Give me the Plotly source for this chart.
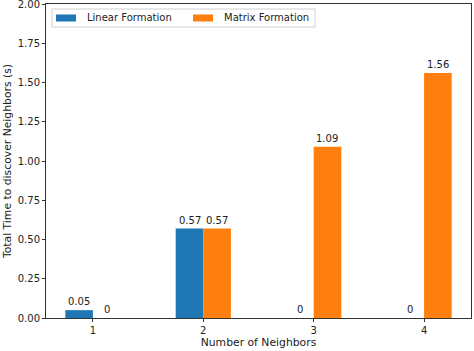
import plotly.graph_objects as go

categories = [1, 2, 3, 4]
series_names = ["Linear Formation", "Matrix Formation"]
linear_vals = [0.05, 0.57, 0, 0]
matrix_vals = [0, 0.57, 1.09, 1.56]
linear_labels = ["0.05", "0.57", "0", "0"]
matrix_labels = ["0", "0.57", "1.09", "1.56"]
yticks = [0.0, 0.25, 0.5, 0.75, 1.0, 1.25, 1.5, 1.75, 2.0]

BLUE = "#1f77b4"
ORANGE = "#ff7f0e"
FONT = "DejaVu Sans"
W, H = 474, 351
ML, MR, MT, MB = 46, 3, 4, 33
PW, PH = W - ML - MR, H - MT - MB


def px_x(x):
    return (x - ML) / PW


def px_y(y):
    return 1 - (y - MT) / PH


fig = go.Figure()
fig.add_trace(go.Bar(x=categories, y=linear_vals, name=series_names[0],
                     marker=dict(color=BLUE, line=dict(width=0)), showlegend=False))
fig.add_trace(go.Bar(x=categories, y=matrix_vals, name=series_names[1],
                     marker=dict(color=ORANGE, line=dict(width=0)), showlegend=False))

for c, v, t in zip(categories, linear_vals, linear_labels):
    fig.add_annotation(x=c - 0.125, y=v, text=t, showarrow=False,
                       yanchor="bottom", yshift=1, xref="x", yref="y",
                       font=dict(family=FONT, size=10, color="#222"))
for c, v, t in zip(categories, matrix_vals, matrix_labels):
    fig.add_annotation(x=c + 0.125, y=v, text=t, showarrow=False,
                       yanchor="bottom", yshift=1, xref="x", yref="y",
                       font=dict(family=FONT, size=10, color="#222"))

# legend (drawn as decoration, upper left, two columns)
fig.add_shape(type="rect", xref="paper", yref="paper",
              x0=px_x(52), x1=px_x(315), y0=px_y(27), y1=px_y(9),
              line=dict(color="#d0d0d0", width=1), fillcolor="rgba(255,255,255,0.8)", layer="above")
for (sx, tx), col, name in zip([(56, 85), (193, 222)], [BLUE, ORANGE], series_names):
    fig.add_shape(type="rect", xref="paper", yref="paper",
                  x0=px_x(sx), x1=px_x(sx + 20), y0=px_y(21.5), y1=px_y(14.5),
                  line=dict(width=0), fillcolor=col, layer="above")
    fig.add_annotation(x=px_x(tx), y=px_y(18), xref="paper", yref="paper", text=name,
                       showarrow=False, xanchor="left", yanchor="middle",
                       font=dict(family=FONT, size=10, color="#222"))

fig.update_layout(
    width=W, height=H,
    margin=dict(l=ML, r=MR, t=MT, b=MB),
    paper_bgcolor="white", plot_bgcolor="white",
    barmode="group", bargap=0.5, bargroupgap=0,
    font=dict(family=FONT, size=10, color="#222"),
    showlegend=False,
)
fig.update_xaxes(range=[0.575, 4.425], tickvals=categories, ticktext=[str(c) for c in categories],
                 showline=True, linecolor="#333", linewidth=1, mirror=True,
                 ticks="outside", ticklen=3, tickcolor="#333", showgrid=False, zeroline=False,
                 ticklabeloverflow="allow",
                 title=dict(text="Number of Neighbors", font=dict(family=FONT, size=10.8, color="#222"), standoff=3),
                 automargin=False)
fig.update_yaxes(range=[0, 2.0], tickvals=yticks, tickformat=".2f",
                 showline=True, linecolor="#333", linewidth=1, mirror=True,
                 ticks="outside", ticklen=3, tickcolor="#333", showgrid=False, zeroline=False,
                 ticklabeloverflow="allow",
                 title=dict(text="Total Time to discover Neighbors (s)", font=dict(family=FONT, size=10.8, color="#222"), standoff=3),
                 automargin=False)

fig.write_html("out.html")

## REQUIREMENT
Pictures stay out. Repeat only the lines from the beginning of the data through the line that has "return (x - ML) / PW".

## REPLY
Give me the Plotly source for this chart.
import plotly.graph_objects as go

categories = [1, 2, 3, 4]
series_names = ["Linear Formation", "Matrix Formation"]
linear_vals = [0.05, 0.57, 0, 0]
matrix_vals = [0, 0.57, 1.09, 1.56]
linear_labels = ["0.05", "0.57", "0", "0"]
matrix_labels = ["0", "0.57", "1.09", "1.56"]
yticks = [0.0, 0.25, 0.5, 0.75, 1.0, 1.25, 1.5, 1.75, 2.0]

BLUE = "#1f77b4"
ORANGE = "#ff7f0e"
FONT = "DejaVu Sans"
W, H = 474, 351
ML, MR, MT, MB = 46, 3, 4, 33
PW, PH = W - ML - MR, H - MT - MB


def px_x(x):
    return (x - ML) / PW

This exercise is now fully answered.